Guilherme de Almeida
Hoje, 24 de agosto, celebra-se o Dia da Infância. A data promove uma reflexão sobre as condições em que as meninas e meninos vivem no mundo inteiro. Aqui no Brasil, são consideradas crianças as pessoas com até 12 anos de idade incompletos (Estatuto da Criança e do Adolescente-ECA).
As Diretrizes Curriculares Nacionais para a Educação Infantil (2012), documento que orienta as práticas pedagógicas para essa etapa de ensino, definem a criança como:
Sujeito histórico e de direitos que, nas interações, relações e práticas cotidianas que vivencia, constrói sua identidade pessoal e coletiva, brinca, imagina, fantasia, deseja, aprende, observa, experimenta, narra, questiona e constrói sentidos sobre a natureza e a sociedade, produzindo cultura.”
Diretrizes Curriculares Nacionais para a Educação Infantil
É esse conceito que os(as) educadores(as) devem ter sempre em mente quando pensam nas suas interações diárias e planejamentos pedagógicos na Educação Infantil. Isso porque ele explica o que a doutora em educação e assessora em educação infantil Silvana Augusto chama de “dupla experiência”:
A criança pequena vive uma dupla experiência: de subjetivação, de conhecer-se a si mesma; e de alargamento de mundo, de conhecer os outros e de aprender a se relacionar com eles e de aprender sobre a sua cultura e outras também. “Cultura” é tudo aquilo que é produzido pelo humano, que altera o seu entorno, e que pode ser transmitido. As crianças produzem cultura, sempre fizeram isso.”
Silvana Augusto
Alguns questionamentos contemporâneos têm surgido sobre a cultura da infância, principalmente nas áreas de Sociologia da Infância e Pedagogia da Infância. Afinal, a infância é algo universal? Há diferentes maneiras de viver a infância? Quais as contribuições que as crianças trazem para a sociedade? Mais do que isso, quais as políticas públicas que temos colocado em prática para garantir o direito das crianças?
Para explorar o assunto, o Portal Cenpec conversou com três especialistas da área sobre o assunto:
- Elni Elisa Willms, professora do Instituto de Educação do Departamento de Teorias e Fundamentos da Educação da Universidade Federal do Mato Grosso (IE/DTFE – UFMT).
- Ketiene Moreira da Silva, doutoranda em Educação, professora e formadora da rede municipal de São Paulo e coordenadora da Escola Pequenitos, em Santo André (SP).

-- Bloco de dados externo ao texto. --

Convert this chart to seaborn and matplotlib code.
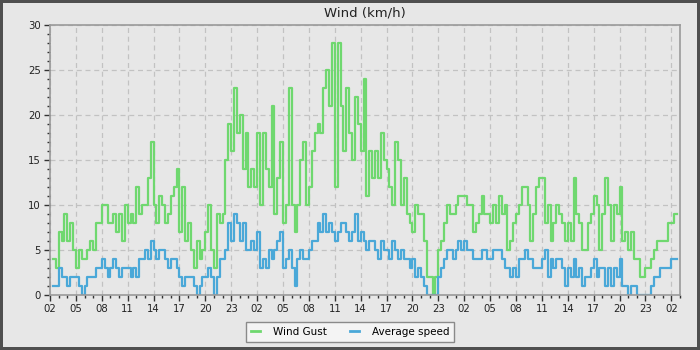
import numpy as np
import pandas as pd
import matplotlib
matplotlib.use("Agg")
import matplotlib.pyplot as plt
import matplotlib.dates as mdates
from matplotlib.ticker import MultipleLocator
import seaborn as sns

# ---- data (20-minute samples starting 02:20 on day 1) ----
start_time = "2024-01-01 02:20"
step_minutes = 20

wind_gust = [
    4, 3, 7, 6, 9, 6, 8, 5, 3, 5, 4, 4, 5, 6, 5, 8, 8, 10, 10, 8, 8, 9, 7, 9, 6, 10, 8,
    9, 8, 12, 9, 10, 10, 13, 17, 10, 8, 11, 10, 8, 9, 11, 12, 14, 7, 12, 6, 8, 5, 3, 6, 4, 5, 7, 10,
    5, 3, 9, 8, 9, 15, 19, 16, 23, 18, 20, 14, 18, 12, 14, 12, 18, 10, 18, 14, 12, 21, 9, 13, 17, 8, 10, 23,
    10, 7, 10, 15, 17, 10, 12, 16, 18, 19, 18, 23, 25, 21, 28, 12, 28, 21, 16, 23, 18, 15, 22, 19, 16, 24, 11, 16,
    13, 16, 13, 18, 15, 14, 12, 10, 17, 15, 10, 13, 9, 8, 7, 10, 9, 9, 6, 2, 2, 0, 2, 5, 6, 8, 10,
    9, 9, 10, 11, 11, 11, 10, 10, 7, 8, 9, 11, 9, 9, 8, 10, 8, 11, 9, 10, 5, 6, 8, 9, 10, 12, 12, 10,
    6, 9, 12, 13, 13, 8, 10, 6, 8, 10, 9, 8, 6, 8, 6, 13, 9, 8, 5, 5, 8, 9, 11, 10, 5, 9, 13, 10,
    6, 10, 9, 12, 6, 7, 5, 7, 4, 4, 2, 2, 3, 3, 4, 5, 6, 6, 6, 6, 8, 8, 9, 9,
]

average_speed = [
    1, 1, 3, 2, 2, 1, 2, 2, 2, 1, 0, 1, 2, 2, 2, 3, 3, 4, 3, 2, 3, 4, 3, 2, 3, 3, 3,
    2, 3, 2, 4, 4, 5, 4, 6, 5, 4, 5, 5, 4, 3, 4, 4, 3, 2, 1, 2, 2, 2, 1, 0, 1, 2, 2, 3,
    2, 0, 2, 4, 4, 5, 8, 6, 9, 8, 6, 8, 5, 5, 6, 5, 7, 3, 4, 3, 5, 4, 5, 6, 7, 3, 4, 5,
    3, 1, 4, 5, 4, 4, 5, 6, 6, 8, 7, 9, 7, 8, 7, 6, 7, 8, 8, 7, 6, 7, 9, 6, 7, 6, 5, 6,
    6, 5, 4, 6, 5, 5, 4, 6, 5, 4, 5, 4, 4, 3, 4, 2, 3, 2, 1, 0, 0, 0, 0, 2, 3, 4, 5,
    5, 4, 5, 6, 5, 6, 5, 5, 4, 4, 4, 5, 5, 4, 4, 5, 5, 5, 4, 3, 3, 2, 3, 2, 4, 4, 5, 4,
    4, 3, 3, 3, 4, 5, 2, 4, 3, 4, 4, 3, 1, 3, 2, 4, 2, 3, 1, 2, 2, 3, 4, 2, 3, 3, 1, 3,
    1, 3, 2, 4, 1, 1, 0, 1, 1, 0, 0, 0, 0, 0, 1, 2, 2, 3, 3, 3, 3, 4, 4, 4,
]

series_names = ["Wind Gust", "Average speed"]
series_colors = ["#6fd86f", "#4aa8d8"]
title_text = "Wind (km/h)"

times = pd.date_range(start_time, periods=len(wind_gust), freq=f"{step_minutes}min")
df = pd.DataFrame({
    "time": np.concatenate([times, times]),
    "value": wind_gust + average_speed,
    "series": [series_names[0]] * len(wind_gust) + [series_names[1]] * len(average_speed),
})

bg = "#e7e7e7"
fig = plt.figure(figsize=(7, 3.5), dpi=100, facecolor=bg, edgecolor="#505050", linewidth=3)
ax = fig.add_axes([50 / 700, 1 - 295 / 350, 630 / 700, 270 / 350])
ax.set_facecolor(bg)

sns.lineplot(data=df, x="time", y="value", hue="series", hue_order=series_names,
             palette=series_colors, drawstyle="steps-post", linewidth=1.6,
             ax=ax, legend=False, estimator=None)

x0 = pd.Timestamp("2024-01-01 02:00")
ax.set_xlim(x0, x0 + pd.Timedelta(hours=73))
ax.set_ylim(0, 30)

ax.xaxis.set_major_locator(mdates.HourLocator(byhour=range(2, 24, 3)))
ax.xaxis.set_minor_locator(mdates.HourLocator())
ax.xaxis.set_major_formatter(mdates.DateFormatter("%H"))
ax.yaxis.set_major_locator(MultipleLocator(5))
ax.yaxis.set_minor_locator(MultipleLocator(1))

ax.grid(True, which="major", color="#c2c2c2", linestyle=(0, (4, 3)), linewidth=0.9)
ax.set_axisbelow(True)
for s in ax.spines.values():
    s.set_color("#9a9a9a")
    s.set_linewidth(1.2)

ax.tick_params(which="major", length=4, width=1, color="#333333", labelsize=7.3,
               labelcolor="#222222", pad=2.5)
ax.tick_params(which="minor", length=2.5, width=1, color="#333333")
ax.set_xlabel("")
ax.set_ylabel("")
ax.set_title(title_text, fontsize=9.5, color="#222222", pad=6)

handles = [plt.Line2D([], [], color=c, linewidth=2) for c in series_colors]
leg = fig.legend(handles, series_names, loc="lower center", bbox_to_anchor=(0.5, 0.008),
                 ncol=2, fontsize=7.5, frameon=True, fancybox=False, framealpha=1,
                 facecolor="#f4f4f4", edgecolor="#8a8a8a", handlelength=0.9,
                 handletextpad=1.2, columnspacing=2.2, borderpad=0.5)
leg.get_frame().set_linewidth(1.0)

fig.savefig("out.png", dpi=100, facecolor=fig.get_facecolor(), edgecolor=fig.get_edgecolor())
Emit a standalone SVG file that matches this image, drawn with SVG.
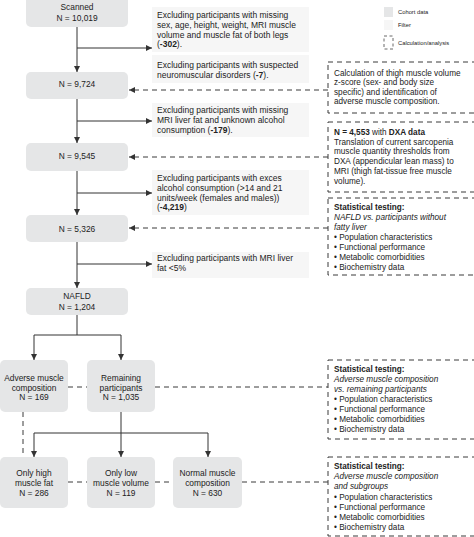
<svg xmlns="http://www.w3.org/2000/svg" width="474" height="537" viewBox="0 0 474 537">
<style>
text{font-family:"Liberation Sans",Arial,sans-serif;fill:#222}
.c{font-size:8.4px;text-anchor:middle}
.f{font-size:8.2px}
.ff{font-size:8.5px}
.lg{font-size:5.8px}
.b{font-weight:bold}
.i{font-style:italic}
.cohort{fill:#e5e6e7}
.filter{fill:#f6f6f6}
.calc{fill:none;stroke:#3a3a3a;stroke-width:1;stroke-dasharray:5 4}
.ln{fill:none;stroke:#333;stroke-width:1}
.dl{fill:none;stroke:#3a3a3a;stroke-width:1;stroke-dasharray:5 4}
</style>
<defs>
<marker id="ah" viewBox="0 0 10 10" refX="10" refY="5" markerWidth="7" markerHeight="6" orient="auto" markerUnits="userSpaceOnUse">
<path d="M0,0 L10,5 L0,10 z" fill="#333"/>
</marker>
</defs>
<rect width="474" height="537" fill="#fff"/>

<g id="legend">
<rect x="384" y="7" width="9" height="10" class="cohort"/>
<text x="398" y="14" class="lg">Cohort data</text>
<rect x="384" y="20" width="9" height="10" class="filter"/>
<text x="398" y="27" class="lg">Filter</text>
<rect x="384" y="36" width="9" height="13" fill="none" stroke="#444" stroke-width="0.8" stroke-dasharray="3 2.5"/>
<text x="398" y="45" class="lg">Calculation/analysis</text>
</g>

<g id="filters">
<g id="filter1">
<rect x="152" y="7" width="157" height="45" class="filter"/>
<text class="ff"><tspan x="157" y="18">Excluding participants with missing</tspan><tspan x="157" y="28">sex, age, height, weight, MRI muscle</tspan><tspan x="157" y="37.5">volume and muscle fat of both legs</tspan><tspan x="157" y="47">(<tspan class="b">-302</tspan>).</tspan></text>
</g>
<g id="filter2">
<rect x="152" y="55" width="157" height="28" class="filter"/>
<text class="ff"><tspan x="157" y="68">Excluding participants with suspected</tspan><tspan x="157" y="77.5">neuromuscular disorders (<tspan class="b">-7</tspan>).</tspan></text>
</g>
<g id="filter3">
<rect x="152" y="103" width="157" height="34" class="filter"/>
<text class="ff"><tspan x="157" y="113">Excluding participants with missing</tspan><tspan x="157" y="123">MRI liver fat and unknown alcohol</tspan><tspan x="157" y="132.5">consumption (<tspan class="b">-179</tspan>).</tspan></text>
</g>
<g id="filter4">
<rect x="152" y="170" width="157" height="45" class="filter"/>
<text class="ff"><tspan x="157" y="181">Excluding participants with exces</tspan><tspan x="157" y="190.8">alcohol consumption (&gt;14 and 21</tspan><tspan x="157" y="200.6">units/week (females and males))</tspan><tspan x="157" y="210.4">(<tspan class="b">-4,219</tspan>)</tspan></text>
</g>
<g id="filter5">
<rect x="152" y="252" width="157" height="26" class="filter"/>
<text class="ff"><tspan x="157" y="261">Excluding participants with MRI liver</tspan><tspan x="157" y="271">fat &lt;5%</tspan></text>
</g>
</g>

<g id="calcs">
<g id="calc1">
<rect x="328" y="62" width="160" height="51" class="calc"/>
<text class="f"><tspan x="334" y="76">Calculation of thigh muscle volume</tspan><tspan x="334" y="85.3">z-score (sex- and body size</tspan><tspan x="334" y="94.6">specific) and identification of</tspan><tspan x="334" y="103.9">adverse muscle composition.</tspan></text>
</g>
<g id="calc2">
<rect x="328" y="122" width="160" height="70" class="calc"/>
<text class="f"><tspan x="334" y="135"><tspan class="b">N = 4,553</tspan> with <tspan class="b">DXA data</tspan></tspan><tspan x="334" y="144.7">Translation of current sarcopenia</tspan><tspan x="334" y="154.4">muscle quantity thresholds from</tspan><tspan x="334" y="164.1">DXA (appendicular lean mass) to</tspan><tspan x="334" y="173.8">MRI (thigh fat-tissue free muscle</tspan><tspan x="334" y="183.5">volume).</tspan></text>
</g>
<g id="calc3">
<rect x="328" y="198" width="160" height="77" class="calc"/>
<text class="f"><tspan x="334" y="210" class="b">Statistical testing:</tspan><tspan x="334" y="220" class="i">NAFLD vs. participants without</tspan><tspan x="334" y="230" class="i">fatty liver</tspan><tspan x="334" y="240.3">• Population characteristics</tspan><tspan x="334" y="250.2">• Functional performance</tspan><tspan x="334" y="260.1">• Metabolic comorbidities</tspan><tspan x="334" y="270">• Biochemistry data</tspan></text>
</g>
<g id="calc4">
<rect x="328" y="360" width="160" height="79" class="calc"/>
<text class="f"><tspan x="334" y="372" class="b">Statistical testing:</tspan><tspan x="334" y="382" class="i">Adverse muscle composition</tspan><tspan x="334" y="392" class="i">vs. remaining participants</tspan><tspan x="334" y="402">• Population characteristics</tspan><tspan x="334" y="412">• Functional performance</tspan><tspan x="334" y="422">• Metabolic comorbidities</tspan><tspan x="334" y="432">• Biochemistry data</tspan></text>
</g>
<g id="calc5">
<rect x="328" y="457" width="160" height="79" class="calc"/>
<text class="f"><tspan x="334" y="469" class="b">Statistical testing:</tspan><tspan x="334" y="479.2" class="i">Adverse muscle composition</tspan><tspan x="334" y="489.4" class="i">and subgroups</tspan><tspan x="334" y="499.6">• Population characteristics</tspan><tspan x="334" y="509.8">• Functional performance</tspan><tspan x="334" y="520">• Metabolic comorbidities</tspan><tspan x="334" y="530.2">• Biochemistry data</tspan></text>
</g>
</g>

<g id="connectors">
<path class="ln" d="M77,27 V72" marker-end="url(#ah)"/>
<path class="ln" d="M77,99 V143" marker-end="url(#ah)"/>
<path class="ln" d="M77,171 V215" marker-end="url(#ah)"/>
<path class="ln" d="M77,242 V288" marker-end="url(#ah)"/>
<path class="ln" d="M77,48 H152" marker-end="url(#ah)"/>
<path class="ln" d="M77,121 H152" marker-end="url(#ah)"/>
<path class="ln" d="M77,193 H152" marker-end="url(#ah)"/>
<path class="ln" d="M77,264 H152" marker-end="url(#ah)"/>
<path class="ln" d="M77,315 V335 M34,335 H121"/>
<path class="ln" d="M34,335 V360" marker-end="url(#ah)"/>
<path class="ln" d="M121,335 V360" marker-end="url(#ah)"/>
<path class="ln" d="M121,412 V433 M34,433 H208"/>
<path class="ln" d="M34,433 V457" marker-end="url(#ah)"/>
<path class="ln" d="M121,433 V457" marker-end="url(#ah)"/>
<path class="ln" d="M208,433 V457" marker-end="url(#ah)"/>
<path class="dl" d="M328,90 H129" marker-end="url(#ah)"/>
<path class="dl" d="M328,157 H129" marker-end="url(#ah)"/>
<path class="dl" d="M328,228 H129" marker-end="url(#ah)"/>
<path class="dl" d="M68,387 H87 M155,387 H328"/>
<path class="dl" d="M68,482 H87 M155,482 H173 M242,482 H328"/>
<path class="dl" d="M23,412 V457"/>
</g>

<g id="cohorts">
<g id="scanned"><rect x="26" y="-4" width="102" height="31" rx="5" class="cohort"/><text class="c"><tspan x="77" y="10">Scanned</tspan><tspan x="77" y="21">N = 10,019</tspan></text></g>
<g id="n9724"><rect x="26" y="72" width="102" height="27" rx="5" class="cohort"/><text x="77" y="87" class="c">N = 9,724</text></g>
<g id="n9545"><rect x="26" y="143" width="102" height="28" rx="5" class="cohort"/><text x="77" y="159" class="c">N = 9,545</text></g>
<g id="n5326"><rect x="26" y="215" width="102" height="27" rx="5" class="cohort"/><text x="77" y="231.5" class="c">N = 5,326</text></g>
<g id="nafld"><rect x="26" y="288" width="102" height="27" rx="5" class="cohort"/><text class="c"><tspan x="77" y="299">NAFLD</tspan><tspan x="77" y="310">N = 1,204</tspan></text></g>
<g id="adverse"><rect x="0" y="360" width="68" height="52" rx="5" class="cohort"/><text class="c"><tspan x="34" y="381">Adverse muscle</tspan><tspan x="34" y="390.5">composition</tspan><tspan x="34" y="400">N = 169</tspan></text></g>
<g id="remaining"><rect x="87" y="360" width="68" height="52" rx="5" class="cohort"/><text class="c"><tspan x="121" y="381">Remaining</tspan><tspan x="121" y="390.5">participants</tspan><tspan x="121" y="400">N = 1,035</tspan></text></g>
<g id="highfat"><rect x="0" y="457" width="68" height="51" rx="5" class="cohort"/><text class="c"><tspan x="34" y="476">Only high</tspan><tspan x="34" y="486">muscle fat</tspan><tspan x="34" y="496">N = 286</tspan></text></g>
<g id="lowvol"><rect x="87" y="457" width="68" height="51" rx="5" class="cohort"/><text class="c"><tspan x="121" y="476">Only low</tspan><tspan x="121" y="486">muscle volume</tspan><tspan x="121" y="496">N = 119</tspan></text></g>
<g id="normal"><rect x="173" y="457" width="69" height="51" rx="5" class="cohort"/><text class="c"><tspan x="207.5" y="476">Normal muscle</tspan><tspan x="207.5" y="486">composition</tspan><tspan x="207.5" y="496">N = 630</tspan></text></g>
</g>
</svg>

- Silvana Augusto, doutora em Educação, assessora para Educação Infantil, coordenadora do curso de Pós-Graduação em Educação Infantil do Instituto Singularidades, colaboradora do Instituto Avisa lá e coordenadora pedagógica do Colégio São Domingos.
Confira a entrevista abaixo:
Portal Cenpec: Em sua percepção, é importante pensar na infância como um estágio universal na vida humana, com características comuns a toda pessoa? Ou é importante marcar a pluralidade de formas de ser criança?
Elni Willms: Para a Sociologia da Infância, a infância é uma etapa da vida, do ponto de vista geracional. Temos a infância, a adolescência, a juventude, a adultez. Nesse sentido, é uma etapa universal, ou seja, todo mundo passa pela infância, independentemente de onde esteja. Mas não passam por ela da mesma forma.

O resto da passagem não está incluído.